→ **Task statement**: Set down the data below from its first line to the line holding "from matplotlib.ticker import FixedLocator", inclusive; omit all pictures.

→ **Stored data**:
* * *

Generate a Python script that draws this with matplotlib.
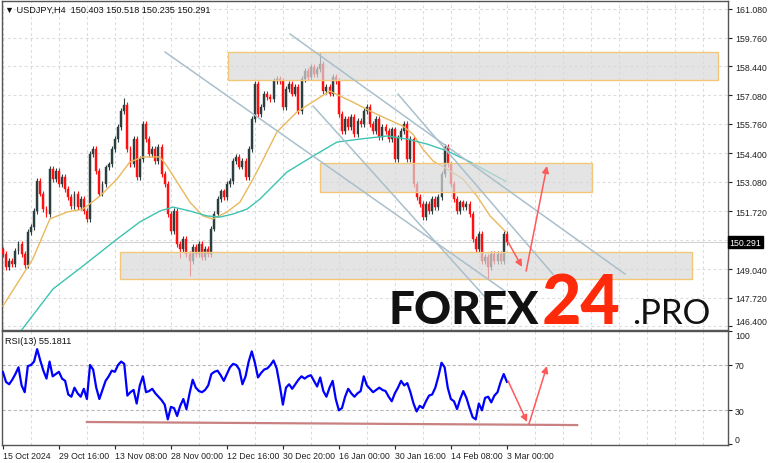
"""USDJPY H4 chart with RSI(13), MT4 style, FOREX24 watermark."""
import matplotlib
matplotlib.use("Agg")
import matplotlib.pyplot as plt
from matplotlib.patches import Rectangle
from matplotlib.ticker import FixedLocator

# ---- data (one candle ~ 3 px)
first_open = 149.95
closes = [
    149.74, 149.14, 149.41, 149.27, 149.88, 150.20, 149.74, 149.23, 150.76, 150.99,
    151.73, 153.12, 152.52, 151.82, 151.59, 153.67, 153.21, 153.58, 152.98, 153.30,
    152.75, 152.38, 151.96, 152.52, 151.91, 152.28, 151.73, 151.36, 154.37, 154.60,
    153.58, 152.52, 152.98, 153.76, 153.90, 154.60, 155.06, 155.62, 156.36, 156.64,
    154.60, 153.90, 155.06, 153.30, 154.14, 155.76, 155.06, 154.37, 154.60, 154.04,
    154.69, 153.44, 152.98, 151.59, 150.80, 151.73, 150.20, 149.97, 150.43, 149.74,
    149.41, 150.06, 149.74, 150.20, 149.60, 149.97, 149.74, 150.90, 151.59, 152.28,
    152.65, 152.38, 152.98, 153.12, 154.04, 154.23, 153.77, 154.04, 153.30, 154.60,
    155.99, 157.61, 156.22, 156.54, 157.15, 157.01, 156.91, 157.75, 157.84, 157.75,
    156.54, 157.38, 157.61, 157.15, 157.47, 156.36, 157.84, 158.21, 157.93, 158.40,
    158.07, 158.30, 158.53, 157.28, 157.47, 157.15, 157.93, 157.75, 156.22, 155.43,
    155.99, 155.62, 156.08, 155.29, 155.90, 155.76, 156.36, 156.54, 155.76, 155.43,
    155.99, 155.15, 155.62, 155.43, 155.06, 155.52, 154.14, 155.15, 155.43, 155.76,
    154.14, 155.06, 152.98, 152.38, 152.05, 151.45, 152.05, 151.73, 152.28, 151.91,
    152.38, 153.44, 154.69, 153.90, 152.98, 152.28, 151.73, 152.14, 151.91, 152.05,
    151.59, 150.43, 149.97, 150.66, 149.41, 149.60, 149.14, 149.74, 149.41, 149.74,
    149.41, 150.66, 150.29,
]
spike_high = {39: 156.95, 102: 159.02, 142: 154.85}
spike_low = {60: 148.72, 156: 148.60, 57: 149.55}

ma_fast_i = [0, 4.5, 9.6, 15.1, 20.6, 25.7, 31.2, 36.7, 40.8, 45, 50.5, 52.7, 56, 60.1,
             64.3, 67.5, 72, 76.2, 80.4, 82.6, 88.1, 94.5, 101, 105.1, 108.4, 112.5,
             118, 123.5, 128.6, 131.8, 135, 138.3, 142.8, 147.9, 152.4, 156.6, 161.7]
ma_fast = [147.33, 148.35, 149.51, 151.36, 151.68, 151.82, 152.42, 153.21, 154.00,
           154.23, 154.23, 153.81, 153.07, 152.14, 151.50, 151.36, 151.68, 152.14,
           153.21, 153.81, 155.39, 156.31, 156.91, 157.28, 157.05, 156.77, 156.36,
           155.99, 155.66, 155.29, 154.60, 154.04, 153.67, 153.21, 152.42, 151.50, 150.76]
ma_slow_i = [6, 16.1, 25.7, 36.7, 44, 50.5, 54.7, 60.1, 65.6, 69.8, 74, 78.5, 82.6,
             91.3, 99.7, 107.4, 114.8, 123.5, 129.9, 136.3, 142.8, 150.2, 161.7]
ma_slow = [146.22, 148.12, 149.18, 150.43, 151.22, 151.73, 151.91, 151.73, 151.50,
           151.45, 151.59, 151.82, 152.28, 153.53, 154.27, 154.92, 155.06, 155.20,
           155.06, 154.83, 154.51, 154.00, 153.10]

rsi = [
    63.8, 55, 53, 57, 62, 68, 52, 46, 69, 70, 73, 84, 74, 65, 58, 73, 60, 62, 64, 58,
    56, 44, 42, 50, 45, 42, 49, 40, 70, 66, 50, 40, 48, 56, 60, 65, 64, 70, 73, 71,
    43, 46, 48, 36, 52, 60, 46, 47, 49, 45, 42, 39, 35, 22, 33, 32, 25, 34, 40, 31,
    45, 57, 50, 47, 46, 48, 52, 62, 64, 65, 61, 56, 62, 68, 71, 70, 66, 53, 60, 73,
    82, 72, 59, 63, 66, 67, 70, 74, 67, 52, 35, 50, 53, 49, 53, 57, 60, 58, 60, 61,
    56, 51, 59, 47, 42, 50, 56, 40, 30, 32, 42, 49, 45, 42, 45, 47, 60, 52, 49, 46,
    48, 50, 48, 47, 42, 38, 45, 50, 56, 52, 54, 46, 36, 29, 34, 32, 38, 43, 44, 50,
    60, 72, 68, 50, 40, 38, 31, 40, 47, 41, 32, 24, 22, 36, 30, 41, 42, 37, 43, 46,
    55, 62, 55.18,
]

zone_start = [72.3, 101.9, 37.6]
zone_end = [229.9, 189.4, 221.5]
zone_low = [157.79, 152.61, 148.58]
zone_high = [159.09, 153.95, 149.83]

trend_i0 = [52.1, 99.7, 92.3, 127.0]
trend_p0 = [159.09, 156.59, 159.92, 157.14]
trend_i1 = [161.4, 155.6, 200.0, 176.8]
trend_p1 = [148.02, 147.65, 148.81, 148.81]

fc_i = [162.4, 166.9, 168.2, 174.9]
fc_price = [150.29, 149.14, 148.95, 153.81]
fc_rsi_i = [162.4, 168.5, 169.1, 174.9]
fc_rsi = [55.9, 19.7, 17.9, 69.1]
rsi_support_i = [27, 184.6]
rsi_support = [19.7, 17.0]

price_ticks = [146.40, 147.72, 149.04, 150.40, 151.72, 153.08, 154.40, 155.76,
               157.08, 158.44, 159.76, 161.08]
date_labels = ["15 Oct 2024", "29 Oct 16:00", "13 Nov 08:00", "28 Nov 00:00",
               "12 Dec 16:00", "30 Dec 20:00", "16 Jan 00:00", "30 Jan 16:00",
               "14 Feb 08:00", "3 Mar 00:00"]
last_price = 150.291

# ---- style
BULL = "#2c3e3e"
BEAR = "#ff1010"
GRID = "#dcdcdc"
FRAME = "#555555"
TREND = "#a9c0cc"
ARROW = "#ff5a5a"
plt.rcParams.update({"font.family": "Liberation Sans", "font.size": 6.3,
                     "axes.edgecolor": FRAME, "axes.linewidth": 1.0,
                     "xtick.color": "#222222", "ytick.color": "#222222"})

W, H = 768, 464
fig = plt.figure(figsize=(W / 100, H / 100), dpi=100)
ax = fig.add_axes([2 / W, 1 - 331 / H, 726 / W, 329 / H])
ax2 = fig.add_axes([2 / W, 1 - 446 / H, 726 / W, 114 / H])
xmax = 233.1

# ---- candles
opens = [first_open] + closes[:-1]
for i, (o, c) in enumerate(zip(opens, closes)):
    col = BULL if c >= o else BEAR
    hi = spike_high.get(i, max(o, c) + 0.12)
    lo = spike_low.get(i, min(o, c) - 0.12)
    ax.vlines(i, lo, hi, color=col, lw=0.8, zorder=3)
    ax.bar(i, max(abs(c - o), 0.03), bottom=min(o, c), width=0.62, color=col,
           edgecolor=col, lw=0.3, zorder=3)

ax.plot(ma_fast_i, ma_fast, color="#e9b85c", lw=1.0, zorder=4)
ax.plot(ma_slow_i, ma_slow, color="#3cc3b2", lw=1.0, zorder=4)

for s, e, lo, hi in zip(zone_start, zone_end, zone_low, zone_high):
    ax.add_patch(Rectangle((s, lo), e - s, hi - lo, facecolor="#d9d9d9", alpha=0.7,
                           edgecolor="none", zorder=5))
    ax.add_patch(Rectangle((s, lo), e - s, hi - lo, facecolor="none",
                           edgecolor="#f2c77a", lw=1.0, zorder=5))

for a0, p0, a1, p1 in zip(trend_i0, trend_p0, trend_i1, trend_p1):
    ax.plot([a0, a1], [p0, p1], color=TREND, lw=1.1, zorder=6)

ax.axhline(last_price, color="#cfcfcf", lw=0.7, zorder=1)

for k in (0, 2):
    ax.annotate("", xy=(fc_i[k + 1], fc_price[k + 1]), xytext=(fc_i[k], fc_price[k]),
                arrowprops=dict(arrowstyle="-|>", color=ARROW, lw=1.1,
                                mutation_scale=10, shrinkA=0, shrinkB=0), zorder=7)

ax.set_xlim(-0.3, xmax)
ax.set_ylim(146.22, 161.45)
ax.yaxis.tick_right()
ax.set_yticks(price_ticks)
# the 150.400 label sits under the current-price box, as in the terminal
ax.set_yticklabels(["" if abs(v - 150.40) < 1e-6 else f"{v:.3f}" for v in price_ticks])
ax.tick_params(axis="y", length=3, width=0.8, pad=2)
ax.xaxis.set_major_locator(FixedLocator([9 * k for k in range(26)]))
ax.tick_params(axis="x", length=0, labelbottom=False)
ax.grid(True, color=GRID, lw=0.8, ls=(0, (2.5, 2.5)))
ax.set_axisbelow(True)
for lab in ax.get_yticklabels():
    if lab.get_text() == "146.400":
        lab.set_va("bottom")

ax.text(1.002, last_price, "150.291", transform=ax.get_yaxis_transform(),
        ha="left", va="center", color="white", fontsize=6.3, zorder=10,
        bbox=dict(boxstyle="square,pad=0.15", fc="black", ec="black"), clip_on=False)
ax.text(0.004, 0.987, "\u25bc USDJPY,H4  150.403 150.518 150.235 150.291",
        transform=ax.transAxes, ha="left", va="top", fontsize=6.6,
        family=["Liberation Sans", "DejaVu Sans"], color="#111111", zorder=10)

# ---- RSI panel
ax2.plot(range(len(rsi)), rsi, color="#0000ff", lw=1.6, zorder=4)
for lvl in (30, 70):
    ax2.axhline(lvl, color="#b8b8b8", lw=0.8, ls=(0, (3, 2)), zorder=1)
ax2.plot(rsi_support_i, rsi_support, color="#c98080", lw=1.6, zorder=3)
for k in (0, 2):
    ax2.annotate("", xy=(fc_rsi_i[k + 1], fc_rsi[k + 1]), xytext=(fc_rsi_i[k], fc_rsi[k]),
                 arrowprops=dict(arrowstyle="-|>", color=ARROW, lw=1.1,
                                 mutation_scale=10, shrinkA=0, shrinkB=0), zorder=7)
ax2.set_xlim(-0.3, xmax)
ax2.set_ylim(-0.6, 100)
ax2.yaxis.tick_right()
ax2.set_yticks([0, 30, 70, 100])
ax2.set_yticklabels(["0", "30", "70", "100"])
ax2.tick_params(axis="y", length=3, width=0.8, pad=2)
labs = ax2.get_yticklabels()
labs[0].set_va("bottom")
labs[-1].set_va("top")
ax2.set_xticks([18 * k for k in range(len(date_labels))])
ax2.set_xticklabels(date_labels, ha="left")
ax2.set_xticks([9 * k for k in range(26)], minor=True)
ax2.tick_params(axis="x", which="major", length=3, width=0.8, pad=1.5)
ax2.tick_params(axis="x", which="minor", length=0)
ax2.grid(True, axis="x", which="minor", color=GRID, lw=0.8, ls=(0, (2.5, 2.5)))
ax2.set_axisbelow(True)
ax2.text(0.004, 0.955, "RSI(13) 55.1811", transform=ax2.transAxes, ha="left", va="top",
         fontsize=6.6, color="#111111")

# ---- watermark
base = 1 - 324 / H
fig.text(389 / W, base, "FOREX", fontsize=33, fontweight="black", family="Lato",
         color="#111111", va="baseline", zorder=20)
fig.text(542 / W, base, "24", fontsize=49, fontweight="black", family="Lato",
         color="#ff2a0a", va="baseline", zorder=20)
fig.text(632 / W, base, ".PRO", fontsize=25, fontweight="normal", family="Lato",
         color="#111111", va="baseline", zorder=20)

fig.savefig("out.png", dpi=100, facecolor="white")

* * *

→ **Written reply**:
Generate a Python script that draws this with matplotlib.
"""USDJPY H4 chart with RSI(13), MT4 style, FOREX24 watermark."""
import matplotlib
matplotlib.use("Agg")
import matplotlib.pyplot as plt
from matplotlib.patches import Rectangle
from matplotlib.ticker import FixedLocator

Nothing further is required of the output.